Question

Evaluate or simplify each expression without using a calculator.
$$10^{\log \sqrt {x}}$$

Answer

**step1** Understanding the expression

The given expression to evaluate or simplify is $$10^{\log \sqrt {x}}$$. We need to find its simplest form.

**step2** Identifying the base of the logarithm

In mathematical notation, when the logarithm function is written as 'log' without an explicit base, it conventionally refers to the common logarithm, which has a base of 10. Therefore, $$\log \sqrt{x}$$ can be written as $$\log_{10} \sqrt{x}$$.

**step3** Recalling the fundamental property of logarithms

A fundamental property of logarithms states that for any positive number 'b' (where 'b' is not equal to 1), and any positive number 'M', the expression $$b^{\log_b M}$$ simplifies directly to $$M$$. This property is a direct consequence of the definition of a logarithm.
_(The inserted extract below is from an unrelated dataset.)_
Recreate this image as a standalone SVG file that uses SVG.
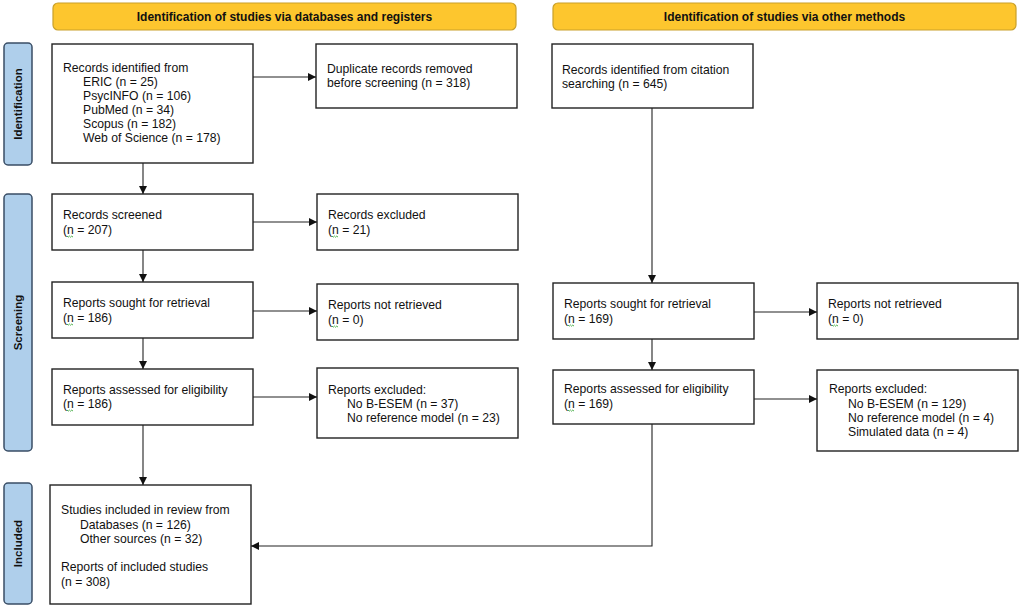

**step4** Applying the property to the given expression

In our expression, $$10^{\log_{10} \sqrt{x}}$$, we can observe that the base of the exponent is 10, and the base of the logarithm is also 10. This perfectly matches the form $$b^{\log_b M}$$, where 'b' is 10 and 'M' is $$\sqrt{x}$$.

**step5** Simplifying the expression to its final form

By applying the fundamental property of logarithms, $$10^{\log_{10} \sqrt{x}}$$ simplifies to $$\sqrt{x}$$. It is important to note that for the expression to be defined, 'x' must be a positive number, so that $$\sqrt{x}$$ is a positive real number and the logarithm of a positive number can be taken.